**** RECORDS TO USE

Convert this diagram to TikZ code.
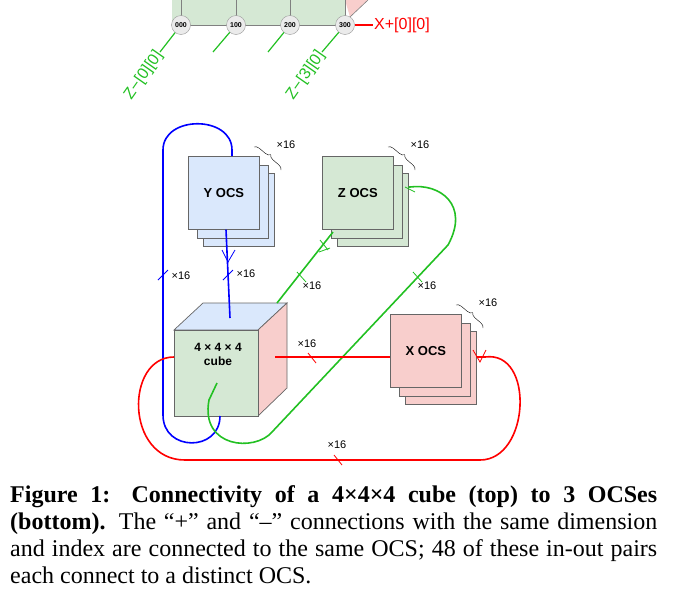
\documentclass[tikz,border=0pt]{standalone}
\usepackage{fontspec}
\setmainfont{Liberation Serif}
\newfontfamily\lsans{Liberation Sans}
\usetikzlibrary{decorations.pathreplacing}
\definecolor{fg}{HTML}{D5E8D4}
\definecolor{fb}{HTML}{DAE8FC}
\definecolor{fr}{HTML}{F8CECC}
\definecolor{lg}{HTML}{22C022}
\begin{document}
\begin{tikzpicture}[x=1pt,y=-1pt,
  ocs/.style={draw=black!60,line width=0.7pt,minimum width=71pt,minimum height=73pt,inner sep=0pt},
  circ/.style={circle,draw=black!40,fill=black!8,minimum size=19pt,inner sep=0pt,font=\lsans\bfseries\fontsize{7}{7}\selectfont},
  mult/.style={font=\lsans\fontsize{11}{11}\selectfont},
  lab/.style={font=\lsans\bfseries\fontsize{13}{13}\selectfont},
  conn/.style={line width=1.6pt},
  tick/.style={line width=0.8pt},
  captxt/.style={anchor=base west,inner sep=0pt,font=\fontsize{24}{28}\selectfont}]
\useasboundingbox (0,0) rectangle (679,600);
% top part
\fill[fg] (172,0) rectangle (345,25);
\fill[fr] (350,17) -- (368,0) -- (345,0) -- cycle;
\draw[black!50,line width=0.6pt] (181,0) -- (181,25) (236,0) -- (236,25) (290,0) -- (290,25) (345,0) -- (345,25) (181,25) -- (345,25);
\draw[black!50,line width=0.6pt] (350,17) -- (368,0);
\node[circ] (c0) at (181,25) {000};
\node[circ] (c1) at (236,25) {100};
\node[circ] (c2) at (290,25) {200};
\node[circ] (c3) at (345,25) {300};
\coordinate (xp) at (373,25);
\draw[red,line width=1.2pt] (c3) -- (xp);
\node[red,anchor=west,font=\lsans\fontsize{16}{16}\selectfont,inner sep=1pt] (xl) at (xp) {X+[0][0]};
\coordinate (z0) at (160,52);
\coordinate (z1) at (213,52);
\coordinate (z2) at (268,52);
\coordinate (z3) at (322,52);
\draw[lg,line width=1.2pt] (c0) -- (z0) (c1) -- (z1) (c2) -- (z2) (c3) -- (z3);
\node[lg,anchor=east,rotate=55,font=\lsans\fontsize{16}{16}\selectfont,inner sep=1pt] (zl0) at (z0) {Z−[0][0]};
\node[lg,anchor=east,rotate=55,font=\lsans\fontsize{16}{16}\selectfont,inner sep=1pt] (zl3) at (z3) {Z−[3][0]};
% OCS stacks
\foreach \n/\x/\y/\c in {Y/188/156/fb, Z/322/156/fg, X/390/314/fr}{
  \node[ocs,fill=\c,anchor=north west] (\n3) at (\x+15,\y+17) {};
  \node[ocs,fill=\c,anchor=north west] (\n2) at (\x+9,\y+9) {};
  \node[ocs,fill=\c,anchor=north west,lab] (\n1) at (\x,\y) {\n\ OCS};
}
\draw[decorate,decoration={brace,amplitude=5pt}] (254,147) -- (281,170);
\node[mult] (my) at (286,145) {×16};
\draw[decorate,decoration={brace,amplitude=5pt}] (388,147) -- (415,170);
\node[mult] (mz) at (420,145) {×16};
\draw[decorate,decoration={brace,amplitude=5pt}] (456,305) -- (483,328);
\node[mult] (mx) at (488,303) {×16};
% cube
\fill[fb,draw=black!60,line width=0.7pt] (174,330) -- (203,303) -- (287,303) -- (258,330) -- cycle;
\fill[fr,draw=black!60,line width=0.7pt] (258,330) -- (287,303) -- (287,388) -- (258,416) -- cycle;
\node[ocs,fill=fg,anchor=north west,minimum width=84pt,minimum height=86pt] (cube) at (174,330) {};
\node[font=\lsans\bfseries\fontsize{12}{14}\selectfont,align=center] (cl) at (218,354) {4 × 4 × 4\\cube};
% blue
\coordinate (ctop) at (230,318);
\coordinate (cbot) at (220,416);
\draw[blue,conn] (Y1.south -| 226,0) -- (ctop);
\draw[blue,conn] (Y1.north -| 232,0) -- (232,150) .. controls (232,115) and (163,115) .. (163,150) -- (163,415) .. controls (163,452) and (220,452) .. (cbot);
\draw[blue,tick] (223,280) -- (233,270) (158,280) -- (168,270);
\draw[blue,line width=0.8pt] (222,250) -- (228,262) -- (235,250);
\node[mult] (b1) at (181,276) {×16};
\node[mult] (b2) at (246,274) {×16};
% green
\coordinate (cz) at (277,303);
\coordinate (cin) at (217,383);
\draw[lg,conn] (333,232) -- (cz);
\draw[lg,conn] (Z3.east |- 0,187) -- (410,187) .. controls (440,183) and (470,205) .. (448,245) -- (272,432) .. controls (255,452) and (200,448) .. (209,400) -- (cin);
\draw[lg,tick] (297,272) -- (306,282) (413,272) -- (422,282);
\draw[lg,line width=0.8pt] (320,240) -- (328,250) (319,252) -- (330,248) (405,187) -- (415,192);
\node[mult] (g1) at (312,286) {×16};
\node[mult] (g2) at (427,286) {×16};
% red
\coordinate (cr) at (275,357);
\coordinate (cl2) at (174,357);
\draw[red,conn] (X1.west |- 0,357) -- (cr);
\draw[red,conn] (X3.east |- 0,357) -- (485,357) .. controls (535,350) and (530,460) .. (480,460) -- (185,460) .. controls (125,460) and (125,357) .. (cl2);
\draw[red,tick] (308,353) -- (316,363) (334,455) -- (342,465);
\draw[red,line width=0.8pt] (473,350) -- (480,362) -- (486,350);
\node[mult] (r1) at (307,344) {×16};
\node[mult] (r2) at (337,445) {×16};
% caption
\node[captxt] (t1) at (10,502) {\makebox[647pt][s]{\bfseries Figure 1: Connectivity of a 4×4×4 cube (top) to 3 OCSes}};
\node[captxt] (t2) at (10,529) {\makebox[647pt][s]{\textbf{(bottom).} The “+” and “–” connections with the same dimension}};
\node[captxt] (t3) at (10,556) {\makebox[647pt][s]{and index are connected to the same OCS; 48 of these in-out pairs}};
\node[captxt] (t4) at (10,583) {each connect to a distinct OCS.};
\end{tikzpicture}
\end{document}
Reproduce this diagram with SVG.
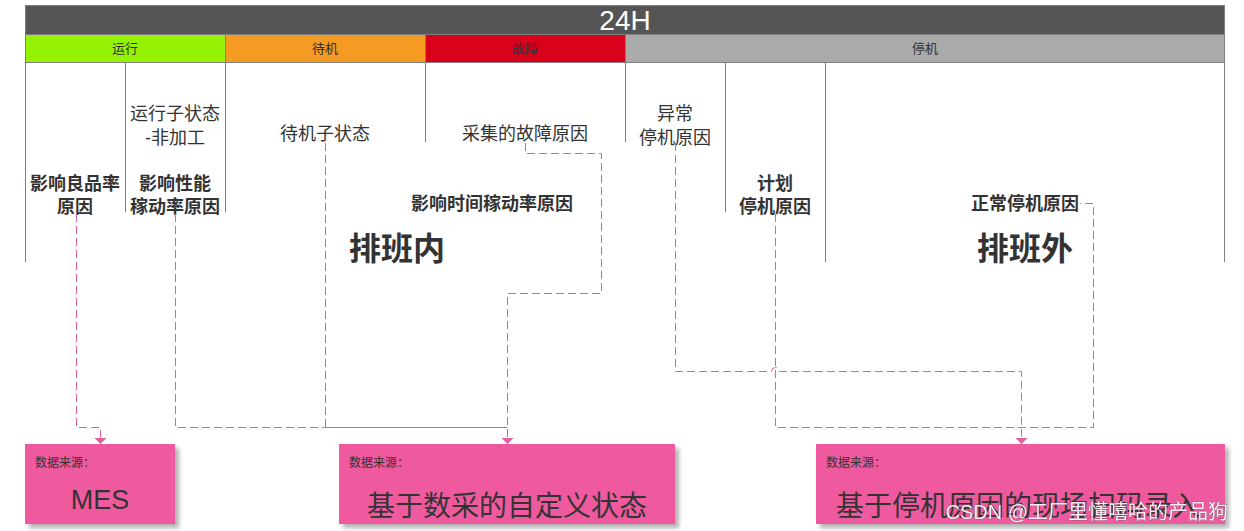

********

### GOAL OF THE EXERCISE:
Copy each line that contains the word "with".

### THE REPLY:
\node[captxt] (t2) at (10,529) {\makebox[647pt][s]{\textbf{(bottom).} The “+” and “–” connections with the same dimension}};
Reproduce this diagram with SVG.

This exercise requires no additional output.